Soviet-born American journalist

Anton Sergeyevich Troianovski (Антон Сергеевич Трояновский; born 8 December 1985) is a Soviet-born American journalist. He is a foreign policy reporter and the former Moscow bureau chief for The New York Times and the former Moscow bureau chief for The Washington Post.

== Early life and education ==
Anton Troianovski was born on 8 December 1985 in Moscow, Soviet Union, into a family of biologists. His father is Sergey Markovich Troianovski, son of the Soviet film director and cameraman Mark Troianovski. In 1990, Troianovski's family moved to Heidelberg, Germany, and in 1994 they moved to the United States.

Troianovski attended Harvard University, where he graduated with a bachelor's degree in social studies in 2008. While at Harvard he was associate managing editor of The Harvard Crimson, working with his future New York Times colleague Javier Hernández, who was the paper's managing editor. '

== Career ==
His career began as a photographer for the Webster-Kirkwood Times and the Suburban Journals group in Missouri, US. In 2007, Troianovski received a travel grant from the Davis Center for Russian and Eurasian Studies for his topic "The New Generation of Russian Journalists after the Fall of Communism". He was an intern at The New Republic, Associated Press and The Washington Post.

Since 2008, he has worked for The Wall Street Journal, where he covered topics related to real estate, telecommunications and the economy in Washington and New York City.

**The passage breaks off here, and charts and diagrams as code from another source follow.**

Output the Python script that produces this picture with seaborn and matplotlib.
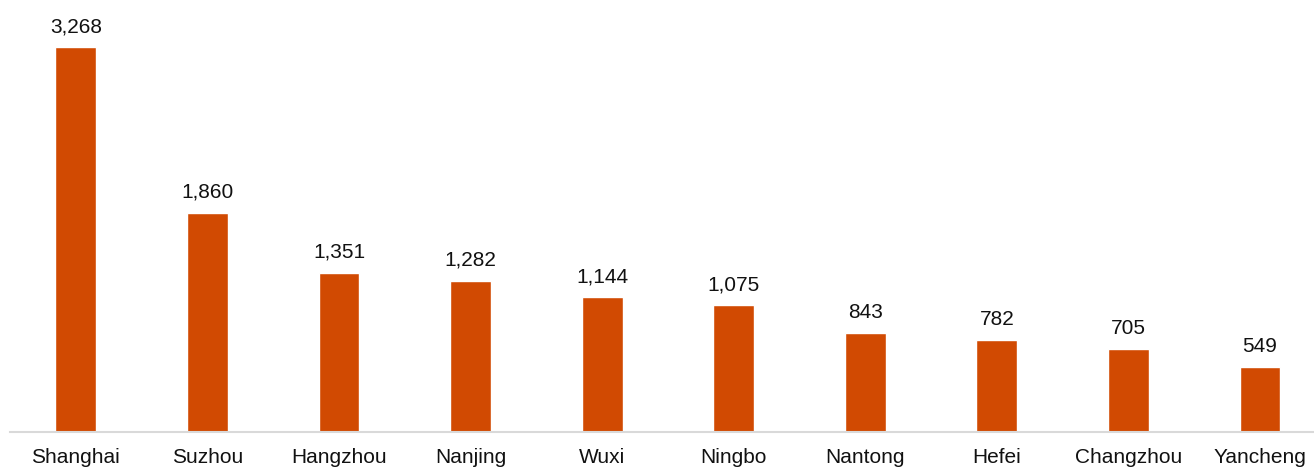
import matplotlib
matplotlib.use("Agg")
import matplotlib.pyplot as plt
import seaborn as sns

cities = ["Shanghai", "Suzhou", "Hangzhou", "Nanjing", "Wuxi",
          "Ningbo", "Nantong", "Hefei", "Changzhou", "Yancheng"]
values = [3268, 1860, 1351, 1282, 1144, 1075, 843, 782, 705, 549]

bar_color = "#D14A02"

sns.set_theme(style="white")
plt.rcParams["font.family"] = ["Liberation Sans", "DejaVu Sans"]

fig = plt.figure(figsize=(13.14, 4.68), dpi=100)
ax = fig.add_axes([10 / 1314, (468 - 432) / 468, 1304 / 1314, 432 / 468])

sns.barplot(x=cities, y=values, color=bar_color, saturation=1, width=0.31, ax=ax)

ax.set_xlim(-0.5, 9.41)
ax.set_ylim(0, 3667)

for i, v in enumerate(values):
    ax.annotate(f"{v:,}", xy=(i, v), xytext=(0, 10.8), textcoords="offset points",
                ha="center", va="baseline", fontsize=15, color="#111111")

for side in ["top", "right", "left"]:
    ax.spines[side].set_visible(False)
ax.spines["bottom"].set_color("#d9d9d9")
ax.spines["bottom"].set_linewidth(1.5)

ax.set_yticks([])
ax.tick_params(axis="x", length=0, pad=11.5, labelsize=15, labelcolor="#111111")
ax.set_xlabel("")
ax.set_ylabel("")
ax.patch.set_alpha(0)

fig.savefig("out.png", dpi=100, facecolor="white")
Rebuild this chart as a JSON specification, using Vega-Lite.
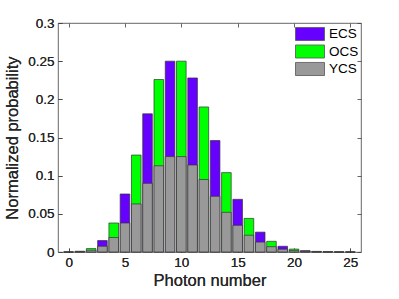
{
  "$schema": "https://vega.github.io/schema/vega-lite/v6.json",
  "autosize": {"type": "none"},
  "width": 303,
  "height": 229,
  "padding": {"left": 58, "top": 23, "right": 38, "bottom": 47},
  "background": "white",
  "config": {
    "view": {"stroke": "#404040", "strokeWidth": 0.8},
    "font": "Liberation Sans",
    "axis": {
      "grid": false,
      "domain": false,
      "tickColor": "#404040",
      "tickWidth": 0.8,
      "tickSize": -4,
      "labelFont": "Liberation Sans",
      "labelFontSize": 13.5,
      "labelColor": "#262626",
      "titleFont": "Liberation Sans",
      "titleFontSize": 16.5,
      "titleFontWeight": "normal",
      "titleColor": "#262626"
    },
    "legend": {
      "labelFont": "Liberation Sans",
      "labelFontSize": 13.5,
      "labelColor": "#000000"
    }
  },
  "data": {
    "values": [
      {"n": 1, "series": "ECS", "p": 0.001},
      {"n": 3, "series": "ECS", "p": 0.015},
      {"n": 5, "series": "ECS", "p": 0.076},
      {"n": 7, "series": "ECS", "p": 0.181},
      {"n": 9, "series": "ECS", "p": 0.25},
      {"n": 11, "series": "ECS", "p": 0.228},
      {"n": 13, "series": "ECS", "p": 0.146},
      {"n": 15, "series": "ECS", "p": 0.069},
      {"n": 17, "series": "ECS", "p": 0.026},
      {"n": 19, "series": "ECS", "p": 0.0075},
      {"n": 21, "series": "ECS", "p": 0.0018},
      {"n": 23, "series": "ECS", "p": 0.0003},
      {"n": 25, "series": "ECS", "p": 0.00005},
      {"n": 0, "series": "OCS", "p": 0.0001},
      {"n": 2, "series": "OCS", "p": 0.0045},
      {"n": 4, "series": "OCS", "p": 0.038},
      {"n": 6, "series": "OCS", "p": 0.127},
      {"n": 8, "series": "OCS", "p": 0.226},
      {"n": 10, "series": "OCS", "p": 0.25},
      {"n": 12, "series": "OCS", "p": 0.19},
      {"n": 14, "series": "OCS", "p": 0.104},
      {"n": 16, "series": "OCS", "p": 0.044},
      {"n": 18, "series": "OCS", "p": 0.014},
      {"n": 20, "series": "OCS", "p": 0.0038},
      {"n": 22, "series": "OCS", "p": 0.0008},
      {"n": 24, "series": "OCS", "p": 0.00014},
      {"n": 0, "series": "YCS", "p": 0.00005},
      {"n": 1, "series": "YCS", "p": 0.0005},
      {"n": 2, "series": "YCS", "p": 0.0023},
      {"n": 3, "series": "YCS", "p": 0.0076},
      {"n": 4, "series": "YCS", "p": 0.019},
      {"n": 5, "series": "YCS", "p": 0.038},
      {"n": 6, "series": "YCS", "p": 0.063},
      {"n": 7, "series": "YCS", "p": 0.09},
      {"n": 8, "series": "YCS", "p": 0.113},
      {"n": 9, "series": "YCS", "p": 0.125},
      {"n": 10, "series": "YCS", "p": 0.125},
      {"n": 11, "series": "YCS", "p": 0.114},
      {"n": 12, "series": "YCS", "p": 0.095},
      {"n": 13, "series": "YCS", "p": 0.073},
      {"n": 14, "series": "YCS", "p": 0.052},
      {"n": 15, "series": "YCS", "p": 0.035},
      {"n": 16, "series": "YCS", "p": 0.022},
      {"n": 17, "series": "YCS", "p": 0.013},
      {"n": 18, "series": "YCS", "p": 0.007},
      {"n": 19, "series": "YCS", "p": 0.0037},
      {"n": 20, "series": "YCS", "p": 0.0019},
      {"n": 21, "series": "YCS", "p": 0.0009},
      {"n": 22, "series": "YCS", "p": 0.0004},
      {"n": 23, "series": "YCS", "p": 0.0002},
      {"n": 24, "series": "YCS", "p": 0.0001},
      {"n": 25, "series": "YCS", "p": 0.00003}
    ]
  },
  "encoding": {
    "x": {
      "field": "n",
      "type": "quantitative",
      "scale": {"domain": [-0.5, 25.5], "nice": false, "zero": false},
      "axis": {"title": "Photon number", "values": [0, 5, 10, 15, 20, 25], "labelPadding": 7, "titlePadding": 4}
    },
    "y": {
      "field": "p",
      "type": "quantitative",
      "scale": {"domain": [0, 0.3], "nice": false},
      "axis": {"title": "Normalized probability", "values": [0, 0.05, 0.1, 0.15, 0.2, 0.25, 0.3], "format": "~g", "labelPadding": 8, "titlePadding": 7}
    },
    "color": {
      "field": "series",
      "type": "nominal",
      "scale": {"domain": ["ECS", "OCS", "YCS"], "range": ["#6600FF", "#00FF00", "#999999"]},
      "legend": {
        "title": null,
        "orient": "none",
        "legendX": 237,
        "legendY": 3,
        "symbolType": "M-1,-0.45H1V0.45H-1Z",
        "symbolSize": 841,
        "symbolStrokeColor": "#555555",
        "symbolStrokeWidth": 0.8,
        "symbolOpacity": 1,
        "clipHeight": 16,
        "rowPadding": 1.5,
        "labelOffset": 4
      }
    }
  },
  "layer": [
    {
      "transform": [{"filter": "datum.series === 'ECS'"}],
      "mark": {"type": "bar", "size": 9.6, "stroke": "#333333", "strokeWidth": 0.7, "opacity": 1}
    },
    {
      "transform": [{"filter": "datum.series === 'OCS'"}],
      "mark": {"type": "bar", "size": 9.6, "stroke": "#333333", "strokeWidth": 0.7, "opacity": 1},
      "encoding": {
        "x": {"field": "n", "type": "quantitative", "axis": {"orient": "top", "labels": false, "title": null, "values": [0, 5, 10, 15, 20, 25]}},
        "y": {"field": "p", "type": "quantitative", "axis": {"orient": "right", "labels": false, "title": null, "values": [0, 0.05, 0.1, 0.15, 0.2, 0.25, 0.3]}}
      }
    },
    {
      "transform": [{"filter": "datum.series === 'YCS'"}],
      "mark": {"type": "bar", "size": 9.6, "stroke": "#333333", "strokeWidth": 0.7, "opacity": 1}
    }
  ],
  "resolve": {"axis": {"x": "independent", "y": "independent"}}
}
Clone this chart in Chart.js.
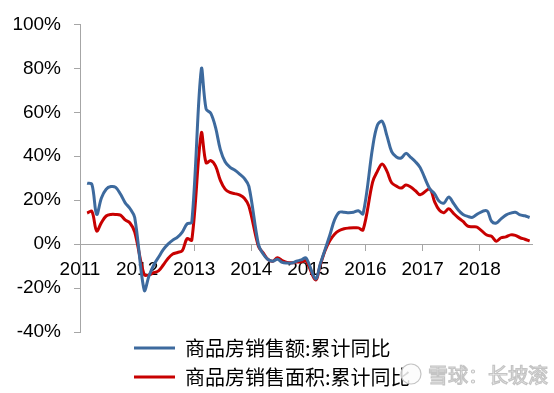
<!DOCTYPE html>
<html>
<head>
<meta charset="utf-8">
<script src="https://cdn.jsdelivr.net/npm/chart.js@4.4.0/dist/chart.umd.min.js"></script>
<style>
  html, body { margin: 0; padding: 0; background: #fff; }
</style>
</head>
<body>
<canvas id="mycanvas" width="554" height="393"></canvas>
<script>
// monthly cumulative YoY (%), Jan is merged into Jan-Feb so each year starts in Feb
var years = [2011, 2012, 2013, 2014, 2015, 2016, 2017, 2018];
var months = [2, 3, 4, 5, 6, 7, 8, 9, 10, 11, 12];
var seriesNames = ['商品房销售额:累计同比', '商品房销售面积:累计同比'];

var valueYoY = [
	[27.7, 27.2, 13.5, 21.0, 25.0, 26.2, 25.8, 22.8, 18.8, 16.2, 12.1],
	[-21.0, -14.5, -9.5, -6.0, -2.5, 0.0, 1.8, 3.2, 5.5, 9.2, 10.0],
	[79.6, 61.5, 59.5, 53.0, 43.0, 37.5, 35.0, 33.7, 32.0, 30.0, 26.3],
	[-0.1, -4.5, -7.0, -7.8, -6.9, -8.3, -8.6, -8.6, -7.8, -7.2, -6.3],
	[-15.8, -9.0, -2.5, 4.0, 11.0, 14.5, 14.5, 14.3, 14.5, 15.2, 13.8],
	[44.0, 54.1, 55.9, 49.4, 42.1, 39.7, 39.2, 41.3, 39.5, 37.5, 34.8],
	[25.2, 23.0, 19.5, 18.7, 21.5, 18.6, 15.5, 13.5, 12.6, 12.2, 13.7],
	[15.2, 10.4, 9.6, 11.5, 13.2, 14.1, 14.5, 13.3, 12.9, 12.1]
];

var areaYoY = [
	[14.1, 14.9, 6.0, 9.8, 12.8, 13.5, 13.5, 13.2, 11.0, 9.6, 5.5],
	[-14.0, -14.0, -13.0, -12.2, -9.5, -6.5, -4.5, -3.8, -3.0, 2.5, 1.8],
	[50.5, 37.0, 38.0, 35.5, 29.0, 25.0, 23.5, 23.0, 22.4, 21.0, 17.3],
	[-1.0, -4.0, -7.0, -7.8, -6.2, -7.5, -8.3, -8.5, -8.2, -8.0, -7.6],
	[-16.3, -9.5, -3.0, 1.5, 4.5, 6.2, 7.0, 7.3, 7.4, 7.4, 6.5],
	[28.2, 33.1, 36.5, 33.2, 27.9, 26.4, 25.5, 26.9, 26.0, 24.3, 22.5],
	[25.0, 19.5, 15.5, 14.3, 16.1, 14.0, 12.0, 10.3, 8.2, 7.9, 7.7],
	[4.1, 3.6, 1.3, 2.9, 3.3, 4.2, 4.0, 2.9, 2.2, 1.4]
];

var yTicks = [-40, -20, 0, 20, 40, 60, 80, 100];

var lineColors = ['#3D6A9E', '#C80000'];
var axisColor = '#a6a6a6';

function toPoints(rows) {
	var pts = [];
	for (var i = 0; i < rows.length; i++) {
		for (var j = 0; j < rows[i].length; j++) {
			pts.push({x: years[i] + (months[j] - 0.5) / 12, y: rows[i][j]});
		}
	}
	return pts;
}

// move the legend under the plot, left aligned like the original
var legendShift = {
	id: 'legendShift',
	afterLayout: function(chart) {
		var lg = chart.legend;
		var h = lg.height;
		lg.left = 125;
		lg.width = lg.right - lg.left;
		lg.top = 329;
		lg.bottom = lg.top + h;
	}
};

var watermark = {
	id: 'watermark',
	afterDraw: function(chart) {
		var ctx = chart.ctx;
		ctx.save();
		ctx.lineWidth = 1.2;
		ctx.strokeStyle = '#c4c4c4';
		ctx.fillStyle = 'rgba(252,252,252,0.85)';
		ctx.beginPath();
		ctx.arc(411, 374, 10, 0, Math.PI * 2);
		ctx.fill();
		ctx.stroke();
		ctx.font = '20px "Noto Sans CJK SC"';
		ctx.textBaseline = 'middle';
		ctx.fillText('雪球：长坡滚', 428, 375);
		ctx.strokeText('雪球：长坡滚', 428, 375);
		ctx.restore();
	}
};

var ctx = document.getElementById('mycanvas');
var lineChart = new Chart(ctx, {
	type: 'line',
	data: {
		datasets: [
			{
				label: seriesNames[0],
				data: toPoints(valueYoY),
				borderColor: lineColors[0],
				backgroundColor: lineColors[0],
				borderWidth: 3,
				pointRadius: 0,
				tension: 0.35
			},
			{
				label: seriesNames[1],
				data: toPoints(areaYoY),
				borderColor: lineColors[1],
				backgroundColor: lineColors[1],
				borderWidth: 3,
				pointRadius: 0,
				tension: 0.35
			}
		]
	},
	options: {
		responsive: false,
		animation: false,
		layout: {padding: {top: 22, right: 22, bottom: 0, left: 0}},
		scales: {
			x: {
				type: 'linear',
				position: {y: 0},
				min: 2011,
				max: 2011 + 95 / 12,
				afterBuildTicks: function(axis) {
					axis.ticks = years.map(function(v) { return {value: v}; });
				},
				grid: {drawOnChartArea: false, tickLength: 6, color: axisColor},
				border: {color: axisColor, width: 1},
				ticks: {
					padding: 8,
					maxRotation: 0,
					color: '#000',
					font: {family: '"Liberation Sans", Arial', size: 19},
					callback: function(v) { return String(v); }
				}
			},
			y: {
				min: -40,
				max: 100,
				afterBuildTicks: function(axis) {
					axis.ticks = yTicks.map(function(v) { return {value: v}; });
				},
				afterFit: function(scale) { scale.width = 80; },
				grid: {drawOnChartArea: false, tickLength: 6, color: axisColor},
				border: {color: axisColor, width: 1},
				ticks: {
					padding: 13,
					color: '#000',
					font: {family: '"Liberation Sans", Arial', size: 19},
					callback: function(v) { return v + '%'; }
				}
			}
		},
		plugins: {
			tooltip: {enabled: false},
			legend: {
				position: 'bottom',
				align: 'start',
				fullSize: false,
				maxHeight: 61,
				labels: {
					boxWidth: 41,
					boxHeight: 3,
					padding: 9,
					color: '#000',
					font: {family: '"Noto Sans CJK SC"', size: 20},
					generateLabels: function(chart) {
						var items = Chart.defaults.plugins.legend.labels.generateLabels(chart);
						items.forEach(function(it, i) {
							it.lineWidth = 0;
							it.fillStyle = lineColors[i];
						});
						return items;
					}
				}
			}
		}
	},
	plugins: [legendShift, watermark]
});
</script>
</body>
</html>
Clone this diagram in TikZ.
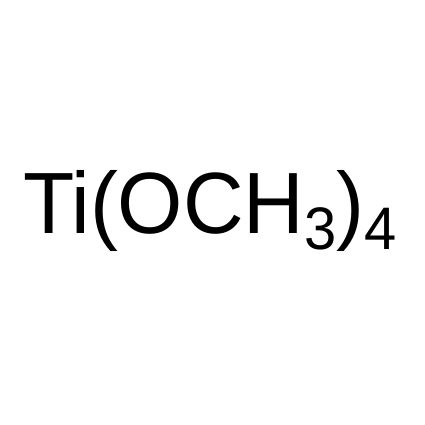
\documentclass[tikz,border=0pt]{standalone}
\usepackage{fontspec}
\setmainfont[FakeStretch=0.965]{Liberation Sans}
\newcommand{\subidx}[1]{\raisebox{-16pt}{\fontsize{60}{60}\selectfont #1}}
\tikzset{formula/.style={inner sep=0pt,font=\fontsize{87}{87}\selectfont}}
\begin{document}
\begin{tikzpicture}[x=1pt,y=1pt]
  \useasboundingbox (0,0) rectangle (425,425);
  \node[formula,anchor=base west] (ti) at (23,191) {Ti(OCH\subidx{3})\subidx{4}};
\end{tikzpicture}
\end{document}
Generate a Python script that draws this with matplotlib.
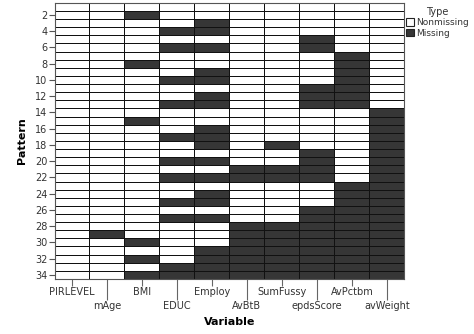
import matplotlib
matplotlib.use("Agg")
import matplotlib.pyplot as plt
import numpy as np
from matplotlib.colors import ListedColormap
from matplotlib.patches import Patch

variables = ["PIRLEVEL", "mAge", "BMI", "EDUC", "Employ", "AvBtB",
             "SumFussy", "epdsScore", "AvPctbm", "avWeight"]

# Missing variables for each pattern (1..34)
missing_patterns = [
    [],
    ["BMI"],
    ["Employ"],
    ["EDUC", "Employ"],
    ["epdsScore"],
    ["EDUC", "Employ", "epdsScore"],
    ["AvPctbm"],
    ["BMI", "AvPctbm"],
    ["Employ", "AvPctbm"],
    ["EDUC", "Employ", "AvPctbm"],
    ["epdsScore", "AvPctbm"],
    ["Employ", "epdsScore", "AvPctbm"],
    ["EDUC", "Employ", "epdsScore", "AvPctbm"],
    ["avWeight"],
    ["BMI", "avWeight"],
    ["Employ", "avWeight"],
    ["EDUC", "Employ", "avWeight"],
    ["Employ", "SumFussy", "avWeight"],
    ["epdsScore", "avWeight"],
    ["EDUC", "Employ", "epdsScore", "avWeight"],
    ["AvBtB", "SumFussy", "epdsScore", "avWeight"],
    ["EDUC", "Employ", "AvBtB", "SumFussy", "epdsScore", "avWeight"],
    ["AvPctbm", "avWeight"],
    ["Employ", "AvPctbm", "avWeight"],
    ["EDUC", "Employ", "AvPctbm", "avWeight"],
    ["epdsScore", "AvPctbm", "avWeight"],
    ["EDUC", "Employ", "epdsScore", "AvPctbm", "avWeight"],
    ["AvBtB", "SumFussy", "epdsScore", "AvPctbm", "avWeight"],
    ["mAge", "AvBtB", "SumFussy", "epdsScore", "AvPctbm", "avWeight"],
    ["BMI", "AvBtB", "SumFussy", "epdsScore", "AvPctbm", "avWeight"],
    ["Employ", "AvBtB", "SumFussy", "epdsScore", "AvPctbm", "avWeight"],
    ["BMI", "Employ", "AvBtB", "SumFussy", "epdsScore", "AvPctbm", "avWeight"],
    ["EDUC", "Employ", "AvBtB", "SumFussy", "epdsScore", "AvPctbm", "avWeight"],
    ["BMI", "EDUC", "Employ", "AvBtB", "SumFussy", "epdsScore", "AvPctbm", "avWeight"],
]
pattern_ticks = list(range(2, 35, 2))
type_labels = ["Nonmissing", "Missing"]

n_rows = len(missing_patterns)
n_cols = len(variables)
grid = np.zeros((n_rows, n_cols))
for i, miss in enumerate(missing_patterns):
    for v in miss:
        grid[i, variables.index(v)] = 1

dark = "#363636"
fig = plt.figure(figsize=(4.74, 3.34), dpi=100)
ax = fig.add_axes([0.115, 0.1647, 0.738, 0.827])

xe = np.arange(n_cols + 1) + 0.5
ye = np.arange(n_rows + 1) + 0.5
ax.pcolormesh(xe, ye, grid, cmap=ListedColormap(["white", dark]),
              vmin=0, vmax=1, edgecolors="#111111", linewidth=0.55)
ax.set_xlim(0.5, n_cols + 0.5)
ax.set_ylim(n_rows + 0.5, 0.5)

for s in ax.spines.values():
    s.set_color("#555555")
    s.set_linewidth(0.8)

ax.set_yticks(pattern_ticks)
ax.set_yticklabels([str(t) for t in pattern_ticks], fontsize=7, color="#333333")
ax.tick_params(axis="y", length=4, width=0.8, color="#555555", pad=1)

xpos = np.arange(1, n_cols + 1)
ax.set_xticks(xpos[0::2])
ax.set_xticklabels(variables[0::2], fontsize=7, color="#333333")
ax.set_xticks(xpos[1::2], minor=True)
ax.set_xticklabels(variables[1::2], minor=True, fontsize=7, color="#333333")
ax.tick_params(axis="x", which="major", length=5, width=0.8, color="#666666", pad=1)
ax.tick_params(axis="x", which="minor", length=15, width=0.8, color="#666666", pad=1)

ax.set_xlabel("Variable", fontsize=8, fontweight="bold", labelpad=4)
ax.set_ylabel("Pattern", fontsize=8, fontweight="bold", labelpad=6)

handles = [Patch(facecolor="white", edgecolor="#222222", linewidth=0.8, label=type_labels[0]),
           Patch(facecolor=dark, edgecolor="#222222", linewidth=0.8, label=type_labels[1])]
leg = fig.legend(handles=handles, title="Type", loc="upper left",
                 bbox_to_anchor=(0.852, 0.985), frameon=False, fontsize=6.5,
                 title_fontsize=7, handlelength=0.9, handleheight=0.9,
                 handletextpad=0.3, labelspacing=0.15, borderaxespad=0,
                 borderpad=0.2)
leg.get_title().set_color("#333333")
for t in leg.get_texts():
    t.set_color("#333333")

fig.savefig("out.png", dpi=100)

From 2013 to 2017 he worked as a correspondent in Berlin, Germany.

From January 2018 to July 2019, he worked as the Moscow bureau chief for The Washington Post. Troianovski was part of The Post's 2020 Pulitzer Prize-winning team for its climate change reporting series.

On 27 June 2019, he joined The New York Times, where he was the Moscow bureau chief from January 2021 to late 2025. He was one of the first foreign journalists who covered the events during the 2020 Nagorno-Karabakh war. Troianovski returned to the United States in late 2025 to become a foreign policy reporter for the Times.